*STATED EXERCISE:*
Extract the lines of the material below, beginning with the first and ending with the line that holds "ax.set_xlim(-160 / spacing, (W". Skip every picture.

------------------------------

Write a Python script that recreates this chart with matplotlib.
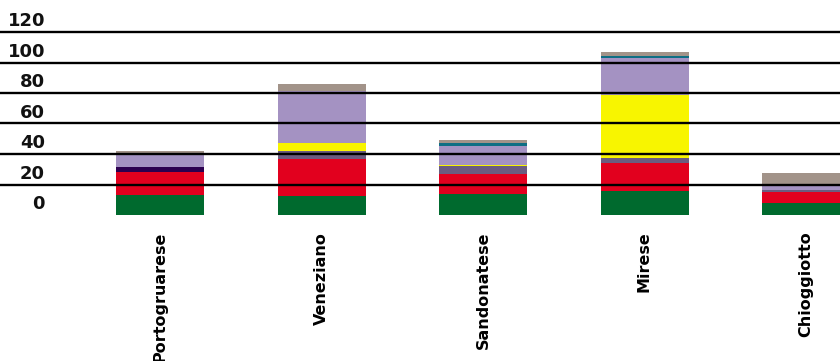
import matplotlib
matplotlib.use('Agg')
import matplotlib.pyplot as plt
import numpy as np

plt.rcParams['font.family'] = ['DejaVu Sans']

# Dati per area (valori impilati dal basso verso l'alto)
categories = ['Portogruarese', 'Veneziano', 'Sandonatese', 'Mirese', 'Chioggiotto']
green = [13.1, 12.5, 13.8, 15.7, 7.7]
red = [15.1, 24.5, 12.9, 18.4, 7.2]
dark_purple = [3.2, 0.0, 0.0, 0.0, 0.0]
slate = [0.0, 5.0, 5.2, 3.3, 1.7]
yellow = [0.0, 5.4, 0.7, 41.3, 0.0]
lavender = [8.5, 33.9, 12.5, 24.3, 3.1]
teal = [0.0, 0.0, 2.2, 1.3, 0.0]
taupe = [2.2, 4.6, 1.7, 2.6, 7.9]
y_ticks = [0, 20, 40, 60, 80, 100, 120]

series = [
    (green, '#006a2e'),
    (red, '#e2001e'),
    (dark_purple, '#2c0050'),
    (slate, '#6b5c80'),
    (yellow, '#f8f500'),
    (lavender, '#a492c2'),
    (teal, '#0e6e84'),
    (taupe, '#a29389'),
]

W, H = 840, 361
fig = plt.figure(figsize=(W / 100, H / 100), dpi=100)
# asse che occupa tutta la larghezza, zero a 215 px dall'alto
ax = fig.add_axes([0, 1 - 215 / H, 1, 215 / H])
ax.set_ylim(0, 215 / 1.525)
spacing = 161.5
ax.set_xlim(-160 / spacing, (W - 160) / spacing)

x = np.arange(len(categories))
bottom = np.zeros(len(categories))
for vals, col in series:
    vals = np.array(vals)
    ax.bar(x, vals, width=88 / spacing, bottom=bottom, color=col,
           linewidth=0, zorder=2)
    bottom += vals

# linee orizzontali sopra le barre (non sullo zero)
for t in y_ticks[1:]:
    ax.axhline(t, color='black', lw=1.7, zorder=3)

# etichette dell'asse y appoggiate sulle linee
for t in y_ticks:
    ax.text(45 / W, t + 1.2, str(t), transform=ax.get_yaxis_transform(),
            ha='right', va='bottom', fontsize=13, fontweight='bold', color='#111111')

ax.set_yticks([])
ax.set_xticks(x)
ax.set_xticklabels(categories, rotation=90, fontsize=11.5, fontweight='bold')
ax.tick_params(axis='x', length=0, pad=12)
for s in ax.spines.values():
    s.set_visible(False)

fig.savefig('out.png', dpi=100)
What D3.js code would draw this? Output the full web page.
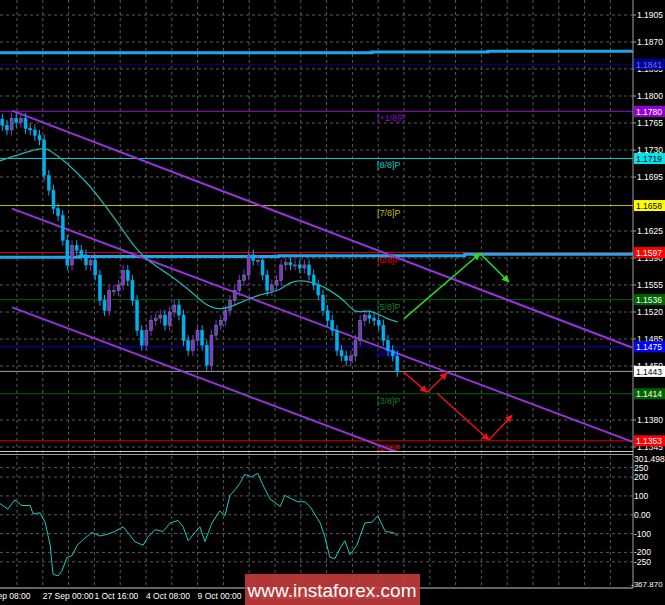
<!DOCTYPE html>
<html><head><meta charset="utf-8">
<script src="https://cdn.jsdelivr.net/npm/d3@7"></script>
<style>body{margin:0;background:#000}svg{display:block}</style>
</head><body>
<svg id="c" width="665" height="605"></svg>
<script>
// ---- data ----
const closes = [1.1762,1.1756,1.1771,1.1766,1.1771,1.1758,1.1756,1.1749,1.1743,1.1697,1.1678,1.1654,1.1645,1.1613,1.1581,1.1606,1.1600,1.1594,1.1581,1.1587,1.1568,1.1535,1.1522,1.1548,1.1548,1.1555,1.1574,1.1561,1.1535,1.1496,1.1477,1.1496,1.1509,1.1512,1.1516,1.1503,1.1520,1.1529,1.1516,1.1483,1.1470,1.1483,1.1496,1.1477,1.1451,1.1490,1.1503,1.1509,1.1522,1.1535,1.1548,1.1561,1.1568,1.1594,1.1587,1.1587,1.1568,1.1548,1.1555,1.1561,1.1581,1.1584,1.1581,1.1581,1.1577,1.1581,1.1568,1.1555,1.1542,1.1522,1.1509,1.1496,1.1470,1.1463,1.1457,1.1463,1.1483,1.1509,1.1516,1.1512,1.1509,1.1503,1.1483,1.1470,1.1463,1.1443];
const firstOpen = 1.1770;
const maPts = [[0,1.1716],[6.5,1.1729],[9.7,1.1733],[10.8,1.1729],[14,1.1716],[19.4,1.1684],[22.6,1.1658],[25.8,1.1632],[29,1.1603],[32.3,1.1584],[36.6,1.1568],[40.9,1.1548],[44.1,1.1529],[47.3,1.1522],[50.6,1.1529],[53.8,1.1538],[57,1.1544],[60.3,1.1548],[62.4,1.1559],[64.6,1.1561],[66.7,1.1559],[68.9,1.1555],[71,1.1548],[74.2,1.1535],[76.4,1.1518],[78.5,1.1522],[80.7,1.1520],[82.9,1.1512],[85.6,1.1507]];
const blueLow = [[0,1.1591],[17,1.1592],[60,1.1593],[100,1.1595],[136,1.1597]];
const blueHigh = [[0,1.1856],[80,1.1857],[105,1.1858],[136,1.1859]];
const levels = [
 {p:1.1841,c:"#00008b",tag:"#00008b",tc:"#6f6fff",lab:""},
 {p:1.1780,c:"#9400d3",tag:"#9400d3",tc:"#fff",lab:"[+1/8]P"},
 {p:1.1719,c:"#00ced1",tag:"#00e5ee",tc:"#000",lab:"[8/8]P"},
 {p:1.1658,c:"#bdbd00",tag:"#ffff00",tc:"#000",lab:"[7/8]P"},
 {p:1.1597,c:"#e00000",tag:"#ff0000",tc:"#fff",lab:"[6/8]P"},
 {p:1.1536,c:"#006400",tag:"#006400",tc:"#fff",lab:"[5/8]P"},
 {p:1.1475,c:"#0000cd",tag:"#0000ff",tc:"#fff",lab:"[4/8]P"},
 {p:1.1443,c:"#a0a0a0",tag:"#ffffff",tc:"#000",lab:""},
 {p:1.1414,c:"#006400",tag:"#006400",tc:"#fff",lab:"[3/8]P"},
 {p:1.1353,c:"#e00000",tag:"#ff0000",tc:"#fff",lab:"[2/8]P"}];
const priceTicks = [1.1905,1.1870,1.1835,1.1800,1.1765,1.1730,1.1695,1.1625,1.1590,1.1555,1.1520,1.1485,1.1450,1.1380,1.1345];
const channels = [[[2.6,1.1781],[136,1.1474]],[[2.6,1.1654],[136,1.1352]],[[2.6,1.1526],[136,1.1224]]];
const greenArrow = [[86.9,1.1511],[103.3,1.1596],[109.5,1.1559]];
const redArrow1 = [[86.9,1.1442],[91.9,1.1416],[96.2,1.1441]];
const redArrow2 = [[94.0,1.1415],[105.2,1.1354],[110.2,1.1386]];
const cci = [[0,59],[1.7,30],[3.2,79],[4.7,49],[6.5,49],[7.1,5],[8.6,10],[9.7,-39],[10.8,-162],[11.4,-315],[12.5,-325],[13.3,-300],[14.4,-227],[15.5,-217],[16.6,-162],[18.3,-123],[19.8,-94],[21.5,-113],[23.2,-103],[24.7,-89],[26.5,-64],[27.5,-94],[29,-143],[30.8,-162],[31.8,-118],[33.4,-79],[35.1,-89],[36.6,-44],[38.3,-30],[39.4,-64],[40.5,-138],[42,-94],[43,-64],[44.1,-143],[45.6,-44],[47.3,20],[48.4,-5],[49.5,103],[50.6,133],[51.6,167],[52.7,215],[54,200],[55.5,220],[56.4,167],[58.1,84],[60.3,44],[61.3,103],[62.8,84],[64.1,69],[65.6,69],[66.7,44],[68.9,-44],[69.9,-118],[71,-227],[72.1,-232],[73.2,-177],[74.2,-138],[75.3,-212],[76.8,-162],[78.5,-44],[80.1,-39],[81.3,-5],[82.9,-89],[84.6,-94],[85.6,-113]];
const cciTicks = [250,200,100,0,-100,-200,-250];
const dateLabels = ["26 Sep 08:00","27 Sep 00:00","1 Oct 16:00","4 Oct 08:00","9 Oct 00:00","11 Oct 16:00","16 Oct 08:00","19 Oct 00:00"];

// ---- scales ----
const svg = d3.select("#c");
const W = 633;
const x = d3.scaleLinear().domain([0,136]).range([0,632]);
const y = d3.scaleLinear().domain([1.1345,1.1905]).range([447,15]);
const yc = d3.scaleLinear().domain([-367.87,301.498]).range([584,458]);
const font = "Liberation Sans, Arial, sans-serif";
const fs = 8.5;

const defs = svg.append("defs");
defs.append("clipPath").attr("id","mc").append("rect").attr("x",0).attr("y",0).attr("width",W).attr("height",451);
defs.append("clipPath").attr("id","ic").append("rect").attr("x",0).attr("y",454).attr("width",W).attr("height",134);
[["ag","#22dd22"],["ar","#ee1111"]].forEach(([id,c])=>{
  defs.append("marker").attr("id",id).attr("viewBox","0 0 10 10").attr("refX",9).attr("refY",5)
   .attr("markerWidth",5).attr("markerHeight",5).attr("orient","auto")
   .append("path").attr("d","M0,0L10,5L0,10z").attr("fill",c);
});

// grid
const vGrid = d3.range(17,W,25.8);
const g = svg.append("g").attr("stroke","#5a5a5a").attr("stroke-dasharray","3,3").attr("stroke-width",1);
vGrid.forEach(v=>g.append("line").attr("x1",v).attr("x2",v).attr("y1",0).attr("y2",588));
priceTicks.forEach(p=>g.append("line").attr("x1",0).attr("x2",W).attr("y1",y(p)).attr("y2",y(p)));
cciTicks.forEach(p=>g.append("line").attr("x1",0).attr("x2",W).attr("y1",yc(p)).attr("y2",yc(p)));

const main = svg.append("g").attr("clip-path","url(#mc)");
levels.forEach(l=>{
  main.append("line").attr("x1",0).attr("x2",W).attr("y1",y(l.p)).attr("y2",y(l.p)).attr("stroke",l.c).attr("stroke-width",1);
  if(l.lab) main.append("text").attr("x",377).attr("y",y(l.p)+10).attr("fill",l.c==="#006400"?"#1f7a1f":l.c).attr("font-size",9).attr("font-family",font).text(l.lab);
});
const line = d3.line().x(d=>x(d[0])).y(d=>y(d[1]));
main.append("path").attr("d",d3.line().x(d=>x(d[0])).y(d=>y(d[1])).curve(d3.curveStepAfter)(blueLow)).attr("fill","none").attr("stroke","#1ea7ee").attr("stroke-width",3);
main.append("path").attr("d",d3.line().x(d=>x(d[0])).y(d=>y(d[1])).curve(d3.curveStepAfter)(blueHigh)).attr("fill","none").attr("stroke","#1ea7ee").attr("stroke-width",3);
channels.forEach(c=>main.append("path").attr("d",line(c)).attr("stroke","#9932e0").attr("stroke-width",2).attr("fill","none"));
const bw = 3;
closes.forEach((c,i)=>{
  const o = i===0?firstOpen:closes[i-1];
  const up = c>=o;
  const col = up?"#9b1fe8":"#00b0f0";
  const hi = Math.max(o,c)+0.0007, lo = Math.min(o,c)-0.0007;
  const cx = x(i+0.5);
  main.append("line").attr("x1",cx).attr("x2",cx).attr("y1",y(hi)).attr("y2",y(lo)).attr("stroke",col);
  main.append("rect").attr("x",cx-bw/2).attr("width",bw).attr("y",y(Math.max(o,c))).attr("height",Math.max(1,Math.abs(y(o)-y(c))))
   .attr("fill",col).attr("stroke",up?"#22cc44":"#00b0f0").attr("stroke-width",0.5);
});
main.append("path").attr("d",d3.line().x(d=>x(d[0])).y(d=>y(d[1])).curve(d3.curveBasis)(maPts)).attr("fill","none").attr("stroke","#20b2aa").attr("stroke-width",1.3);
function arrow(pts,id,c){
  for(let i=0;i<pts.length-1;i++){
    main.append("line").attr("x1",x(pts[i][0])).attr("y1",y(pts[i][1])).attr("x2",x(pts[i+1][0])).attr("y2",y(pts[i+1][1]))
     .attr("stroke",c).attr("stroke-width",1.5).attr("marker-end",`url(#${id})`);
  }
}
arrow(greenArrow,"ag","#22dd22");arrow(redArrow1,"ar","#ee1111");arrow(redArrow2,"ar","#ee1111");

const ind = svg.append("g").attr("clip-path","url(#ic)");
ind.append("path").attr("d",d3.line().x(d=>x(d[0])).y(d=>yc(d[1]))(cci)).attr("fill","none").attr("stroke","#20c8c0").attr("stroke-width",1);

svg.append("line").attr("x1",W).attr("x2",W).attr("y1",0).attr("y2",588).attr("stroke","#a0a0a0");
svg.append("line").attr("x1",0).attr("x2",W).attr("y1",451.5).attr("y2",451.5).attr("stroke","#c8c8c8");
svg.append("line").attr("x1",0).attr("x2",W).attr("y1",454.5).attr("y2",454.5).attr("stroke","#a0a0a0");
svg.append("line").attr("x1",0).attr("x2",W).attr("y1",588).attr("y2",588).attr("stroke","#c8c8c8");

const ax = svg.append("g").attr("font-family",font).attr("font-size",fs).attr("fill","#fff");
priceTicks.forEach(p=>{
  ax.append("line").attr("x1",W).attr("x2",W+3).attr("y1",y(p)).attr("y2",y(p)).attr("stroke","#a0a0a0");
  ax.append("text").attr("x",W+4).attr("y",y(p)+3).text(p.toFixed(4));
});
levels.forEach(l=>{
  ax.append("rect").attr("x",W+1).attr("y",y(l.p)-5.5).attr("width",31).attr("height",11).attr("fill",l.tag);
  ax.append("text").attr("x",W+3).attr("y",y(l.p)+3.5).attr("fill",l.tc).text(l.p.toFixed(4));
});
cciTicks.forEach(p=>{
  ax.append("text").attr("x",W+1).attr("y",yc(p)+3).text(p===0?"0.00":p);
});
ax.append("text").attr("x",W+1).attr("y",462).text("301.498");
ax.append("text").attr("x",W-2).attr("y",587).attr("font-size",8).text("-367.870");

dateLabels.forEach((t,i)=>{
  svg.append("text").attr("x",i===0?-20:vGrid[1]+(i-1)*2*25.8).attr("y",599).attr("fill","#fff").attr("font-family",font).attr("font-size",fs).text(t);
});
svg.append("rect").attr("x",245).attr("y",574).attr("width",175).attr("height",31).attr("fill","#c43c3c").attr("opacity",0.9);
svg.append("text").attr("x",332).attr("y",597).attr("text-anchor","middle").attr("fill","#fff").attr("font-family","Arial, Liberation Sans, sans-serif").attr("font-size",19).text("www.instaforex.com");
</script></body></html>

------------------------------

*ANSWER FOR THIS EXERCISE:*
Write a Python script that recreates this chart with matplotlib.
import matplotlib
matplotlib.use('Agg')
import matplotlib.pyplot as plt
import numpy as np

plt.rcParams['font.family'] = ['DejaVu Sans']

# Dati per area (valori impilati dal basso verso l'alto)
categories = ['Portogruarese', 'Veneziano', 'Sandonatese', 'Mirese', 'Chioggiotto']
green = [13.1, 12.5, 13.8, 15.7, 7.7]
red = [15.1, 24.5, 12.9, 18.4, 7.2]
dark_purple = [3.2, 0.0, 0.0, 0.0, 0.0]
slate = [0.0, 5.0, 5.2, 3.3, 1.7]
yellow = [0.0, 5.4, 0.7, 41.3, 0.0]
lavender = [8.5, 33.9, 12.5, 24.3, 3.1]
teal = [0.0, 0.0, 2.2, 1.3, 0.0]
taupe = [2.2, 4.6, 1.7, 2.6, 7.9]
y_ticks = [0, 20, 40, 60, 80, 100, 120]

series = [
    (green, '#006a2e'),
    (red, '#e2001e'),
    (dark_purple, '#2c0050'),
    (slate, '#6b5c80'),
    (yellow, '#f8f500'),
    (lavender, '#a492c2'),
    (teal, '#0e6e84'),
    (taupe, '#a29389'),
]

W, H = 840, 361
fig = plt.figure(figsize=(W / 100, H / 100), dpi=100)
# asse che occupa tutta la larghezza, zero a 215 px dall'alto
ax = fig.add_axes([0, 1 - 215 / H, 1, 215 / H])
ax.set_ylim(0, 215 / 1.525)
spacing = 161.5
ax.set_xlim(-160 / spacing, (W - 160) / spacing)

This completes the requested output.